Chen reveals that the restoration was originally planned to be completed within five years, but difficulties were beyond expectation. Deadlines finally gave way to ensuring the safety of the pages.
"The project also helped us to nurture new understandings of what restoration should be like," Chen says.
Following her experienced tutor Zhu, Cui feels lucky to be allowed access to the literary treasure trove so soon after starting work at the National Library of China. For book restorers in the past, it would probably be unimaginable.
"An old-time master teaching book restoration wouldn't allow their apprentices to participate in major work until they had practiced a range of skills and done minor jobs for at least a decade," Zhu says.
"That time-consuming process was a good way to pass down the techniques, as authentic and completely as possible, from one generation to another," he continues. "But we're getting old and China severely lacks ancient book restorers. We couldn't afford to wait for so long."
Therefore, Zhu recruited fresh faces, like Cui, into his team. The earliest days were tough for the novice, but Zhu says the Tianlu Linlang project has proved that young restorers, who have a better educational background than their predecessors, can grow more quickly after honing their skills during the most important missions.
Cui and other young restorers from the National Library of China were not the only ones to take up the task. Under the framework of the National Center for Preservation and Conservation of Ancient Books, 12 restorers from key institutions nationwide, including Nanjing Library, Shanghai Library, and Shandong Library, were selected for the Tianlu Linlang project. Some graduate school students from the Chinese Academy of Social Sciences, majoring in ancient books, also took classes at the project's restoration site.
The entire working process was recorded in detail in videos for historical record.
"The restoration can greatly boost the perception of intangible cultural heritage nationwide, thanks to the participation of young people," Zhu says.
Restoration concerns more than tradition. In labs, modern scientific analysis of the abundant varieties of ancient paper in the volumes of Tianlu Linlang also helps to build a database that will efficiently help follow-up searches for the right material required for upcoming conservation projects.
"Human experience and traditional craftsmanship will never be entirely replaced, though," Zhu says.
Contrary to the public's general impression, ancient book restorers do not wear gloves when fixing the pages.
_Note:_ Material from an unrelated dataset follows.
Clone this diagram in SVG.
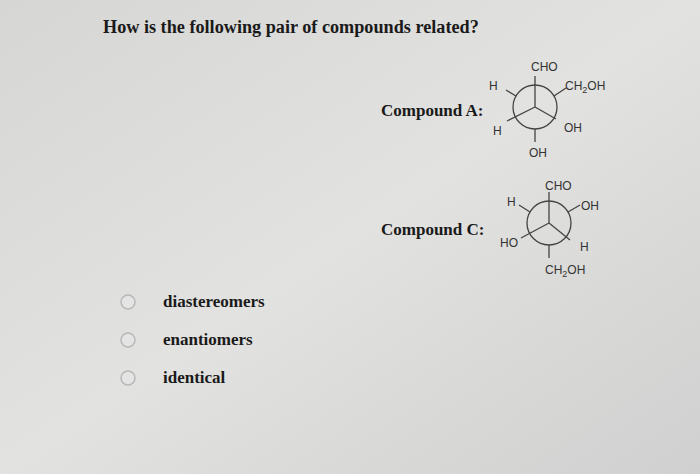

"Your skin has to nurture a feeling for paper and its patina," Zhu says. "That can only be gained through touch."
Not every restorer is excellent. In ancient times, restoration mostly relied on the experience of the restorer to choose the paper to fix the pages and decide how thick it should be, and, as a result, many errors were made.
"It poses a new question," Cui says. "A principle of our job demands that the restored relic should look just like the original, but what counts as 'original'? Its original situation when the book was first published? Or its appearance after being fixed by previous restorers?"
There was a debate on how the project should handle the marks of previous restorations. A consensus was finally reached: If the previous fixing method threatens the safety of the paper, it should be removed. Otherwise, it would be retained as a historical witness, even if it might not always be the best solution.
Cui understands her work is not to give the books an impeccable appearance, because their restoration is also part of history.
If some characters were already missing in the books, she will not fill them back in, nor will she clean all of the mildew spots on the yellowing pages.
She says:"I can wipe them out if I use chemical reagents, but what if people in the future find that I made the wrong decision?"
All restoration marks on Tianlu Linlang this time are "reversible".
"If future restorers have a better idea, they can go back and fix my work, or continue from where I left off," Cui says.